How do photographers share and get feedback on their work? This weekend I dove in. It breaks down into three main categories:
Social networks
These are full-blown ecosystems built for sharing images. Flickr once reigned supreme here, but has taken an epic tumble in the last decade. 500px rose up in its vacuum, but has had trouble coping with its own success. Sentiment for 500px generally doesn't seem to be high. Instagram is now the 500-pound-gorilla in the space, but as a generalized product (not specifically for photographers) with mass adoption, its value is primarily its high-volume, low-quality interactions.
Formal critiques
These services offer expert opinions on submitted work. They're heavily transactional: a photographer prepares a submission and receives a formal, written review of the work.

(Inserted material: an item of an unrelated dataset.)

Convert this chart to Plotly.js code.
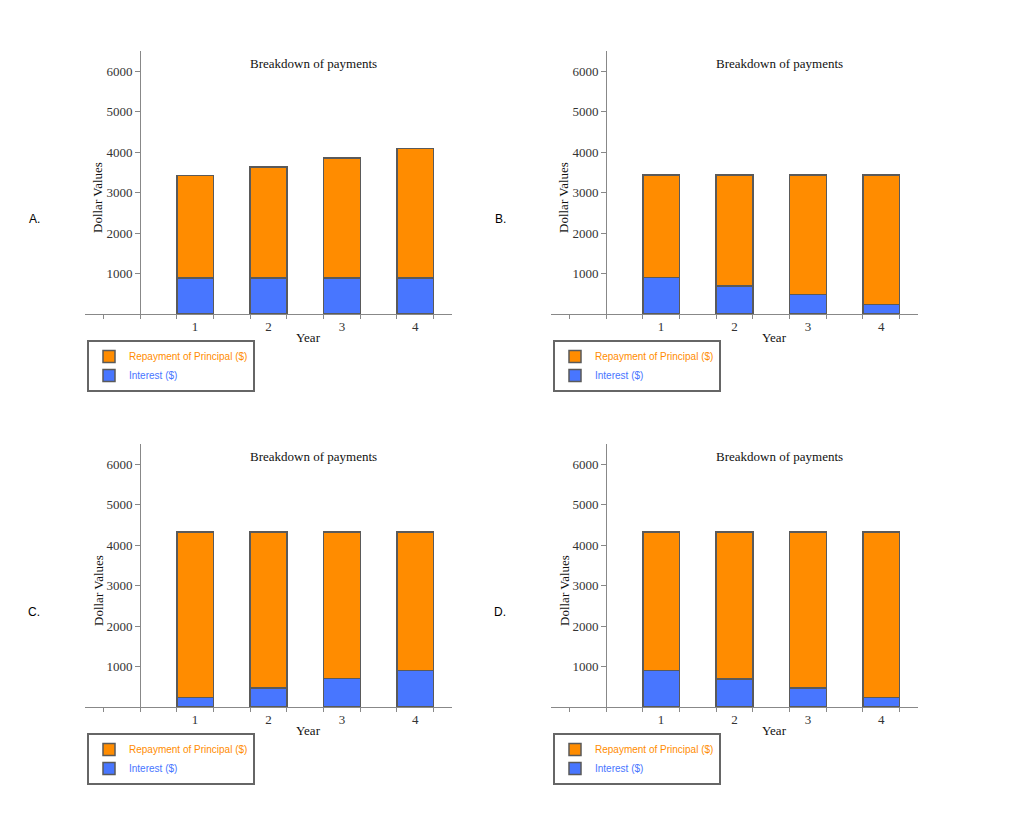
<!DOCTYPE html>
<html>
<head>
<meta charset="utf-8">
<script src="https://cdn.plot.ly/plotly-3.0.1.min.js"></script>
<style>
  html, body { margin: 0; padding: 0; background: #fff; }
  #chart { width: 1013px; height: 826px; }
</style>
</head>
<body>
<div id="chart"></div>
<script>
// Years on the x axis
const years = [1, 2, 3, 4];
const yearLabels = ['1', '2', '3', '4'];

// Option A: constant interest, growing principal
const interestA = [895, 895, 895, 895];
const principalA = [2525, 2740, 2960, 3190];

// Option B: level payment, declining interest
const interestB = [897, 691, 477, 232];
const principalB = [2535, 2741, 2955, 3200];

// Option C: level payment, rising interest
const interestC = [231, 470, 701, 899];
const principalC = [4097, 3858, 3627, 3429];

// Option D: level payment, declining interest
const interestD = [897, 691, 470, 235];
const principalD = [3431, 3637, 3858, 4093];

const optionLetters = ['A.', 'B.', 'C.', 'D.'];
const yTicks = [1000, 2000, 3000, 4000, 5000, 6000];
const xEdgeTicks = [-0.25, 0.25, 0.75, 1.25, 1.75, 2.25, 2.75, 3.25, 3.75, 4.25];

const W = 1013, H = 826;
const ORANGE = '#ff8c00';
const BLUE = '#4876ff';
const SERIF = '"Liberation Serif", "Times New Roman", serif';
const SANS = '"Liberation Sans", Arial, sans-serif';

// Pixel frame of each panel: left/right of the x axis line, top of y axis, baseline
const panels = [
  { left: 85,  right: 452, top: 51,  base: 314, interest: interestA, principal: principalA },
  { left: 551, right: 918, top: 51,  base: 314, interest: interestB, principal: principalB },
  { left: 85,  right: 452, top: 444, base: 707, interest: interestC, principal: principalC },
  { left: 551, right: 918, top: 444, base: 707, interest: interestD, principal: principalD }
];

const XR = [-0.5, 4.5];
const YR = [0, 6500];
const px = v => v / W;
const py = v => (H - v) / H;

const data = [];
const layout = {
  width: W, height: H,
  margin: { l: 0, r: 0, t: 0, b: 0 },
  paper_bgcolor: '#fff', plot_bgcolor: 'rgba(0,0,0,0)',
  barmode: 'stack',
  showlegend: true,
  annotations: []
};

panels.forEach((p, i) => {
  const n = i + 1;
  const xs = n === 1 ? '' : String(n);
  const xo = String(n + 4);       // overlay axes for the inner half of the ticks
  const xName = 'x' + xs, yName = 'y' + xs;
  const legendName = n === 1 ? 'legend' : 'legend' + n;

  const xDom = [px(p.left), px(p.right)];
  const yDom = [py(p.base), py(p.top)];
  const yAxisX = p.left + (0.25 - XR[0]) / (XR[1] - XR[0]) * (p.right - p.left);

  const barLine = { color: 'rgb(90,90,90)', width: 1.5 };
  data.push({
    type: 'bar', x: years, y: p.interest, width: 0.5,
    xaxis: xName, yaxis: yName, legend: legendName,
    name: '<span style="color:' + BLUE + '">Interest ($)</span>',
    marker: { color: BLUE, line: barLine }, hoverinfo: 'y'
  });
  data.push({
    type: 'bar', x: years, y: p.principal, width: 0.5,
    xaxis: xName, yaxis: yName, legend: legendName,
    name: '<span style="color:' + ORANGE + '">Repayment of Principal ($)</span>',
    marker: { color: ORANGE, line: barLine }, hoverinfo: 'y'
  });

  const tickFont = { family: SERIF, size: 13, color: '#333' };

  layout['xaxis' + xs] = {
    domain: xDom, range: XR, anchor: yName,
    showgrid: false, zeroline: false,
    showline: true, linecolor: '#888', linewidth: 1,
    tickmode: 'array', tickvals: years, ticktext: yearLabels, ticks: '',
    tickfont: tickFont,
    minor: { tickmode: 'array', tickvals: xEdgeTicks, ticks: 'outside', ticklen: 4, tickcolor: '#888', tickwidth: 1, showgrid: false },
    fixedrange: true
  };
  layout['yaxis' + xs] = {
    domain: yDom, range: YR, anchor: 'free', position: px(yAxisX),
    showgrid: false, zeroline: false,
    showline: true, linecolor: '#888', linewidth: 1,
    tickmode: 'array', tickvals: yTicks, ticks: 'outside', ticklen: 5,
    tickcolor: '#888', tickwidth: 1, tickfont: tickFont,
    fixedrange: true
  };
  layout['xaxis' + xo] = {
    domain: xDom, range: XR, overlaying: xName, anchor: yName,
    showgrid: false, zeroline: false, showline: false,
    tickmode: 'array', tickvals: xEdgeTicks, ticks: 'inside', ticklen: 4,
    tickcolor: '#888', tickwidth: 1, showticklabels: false, fixedrange: true
  };
  layout['yaxis' + xo] = {
    domain: yDom, range: YR, overlaying: yName, anchor: 'free', position: px(yAxisX),
    showgrid: false, zeroline: false, showline: false,
    tickmode: 'array', tickvals: yTicks, ticks: 'inside', ticklen: 5,
    tickcolor: '#888', tickwidth: 1, showticklabels: false, fixedrange: true
  };

  layout[legendName] = {
    x: px(p.left + 2), y: py(p.base + 26), xanchor: 'left', yanchor: 'top',
    traceorder: 'reversed', bgcolor: '#fff',
    bordercolor: '#666', borderwidth: 2,
    font: { family: SANS, size: 10, color: '#333' },
    itemwidth: 30, tracegroupgap: 0
  };

  const cx = p.left + 228;
  layout.annotations.push(
    { text: 'Breakdown of payments', xref: 'paper', yref: 'paper',
      x: px(cx), y: py(p.top + 12), xanchor: 'center', yanchor: 'middle',
      showarrow: false, font: { family: SERIF, size: 13, color: '#111' } },
    { text: 'Year', xref: 'paper', yref: 'paper',
      x: px(p.left + 223), y: py(p.base + 23), xanchor: 'center', yanchor: 'middle',
      showarrow: false, font: { family: SERIF, size: 13, color: '#111' } },
    { text: 'Dollar Values', xref: 'paper', yref: 'paper', textangle: -90,
      x: px(p.left + 13), y: py(p.base - 116), xanchor: 'center', yanchor: 'middle',
      showarrow: false, font: { family: SERIF, size: 13, color: '#111' } },
    { text: optionLetters[i], xref: 'paper', yref: 'paper',
      x: px(p.left - 51), y: py(p.base - 95), xanchor: 'center', yanchor: 'middle',
      showarrow: false, font: { family: SANS, size: 12, color: '#000' } }
  );
});

Plotly.newPlot('chart', data, layout, { displayModeBar: false, staticPlot: true });
</script>
</body>
</html>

Some are paid (Lensculture $50), and some are free with the caveat that only select works are chosen for review, usually then posted publicly. These services often act as expert gatekeepers (1x, Lensculture) that promise access to higher realms of exposure in the photographic community.
Forum/Facebook group
These are more traditional web communities that are using a generalized community product (web forums, Facebook groups) to share work with one another. Because they are easy and free to create, there are a lot of these. They tend to fragment into more specific sub-cultures (Street Photography Vivian Maier Inspired, I Love Black and White Photography).
The full table I compiled lives here.
So where does something better fit? Some of the vectors I've thought about: fun, useful, price, authenticity, speed of feedback, mobile-friendliness, friendliness, specificity.
The two I keep coming back to though are fun and useful. A quick graph plotting some of the existing players looks like the one below. Not much in that upper right quadrant.
In the language learning space, I've loved Duolingo for a long time. They've nailed that upper right quadrant. Is there room for something in the photography space?